Remember that r=0 only indicates no linear relationship. For example, Y = X² would show r=0 if your X values are symmetric around zero, even though there’s a perfect deterministic relationship.
How does correlation analysis handle tied ranks in Spearman’s method?
When calculating Spearman’s rank correlation, tied values (identical observations) require special handling. Our calculator uses the standard approach:
- Assign average ranks: For tied values, assign each the average of the ranks they would have received if they weren’t tied.
- Adjust the formula: Use the corrected formula that accounts for ties:
ρ = [Σ(Ri – R̄)(Si – S̄)] / √[Σ(Ri – R̄)² Σ(Si – S̄)²]

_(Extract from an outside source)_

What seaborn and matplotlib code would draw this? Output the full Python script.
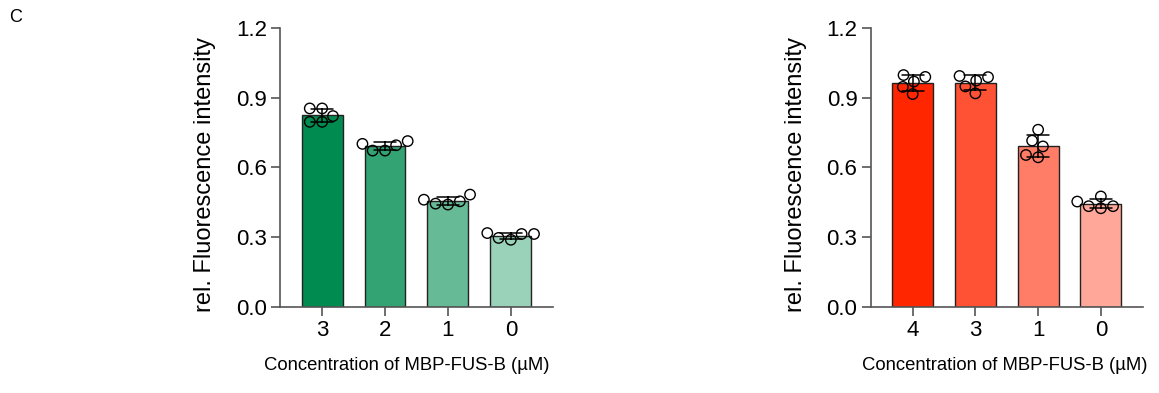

where Ri, Si are ranks and R̄ = S̄ = (n+1)/2 - Calculate tie corrections: For large samples, some implementations use:
ρ = 1 – [6(Σdi² + ΣTx + ΣTy)] / [n(n² – 1)]
where T = Σ(t³ – t)/12 for each group of t tied ranks
Our implementation automatically handles ties using the average rank method, which is:
- Unbiased when there are no ties
- Consistent (approaches the true value as sample size increases)
- Equivalent to Pearson correlation on the ranked data
For datasets with many ties (especially with many repeated values), consider using Kendall’s tau as an alternative rank correlation measure.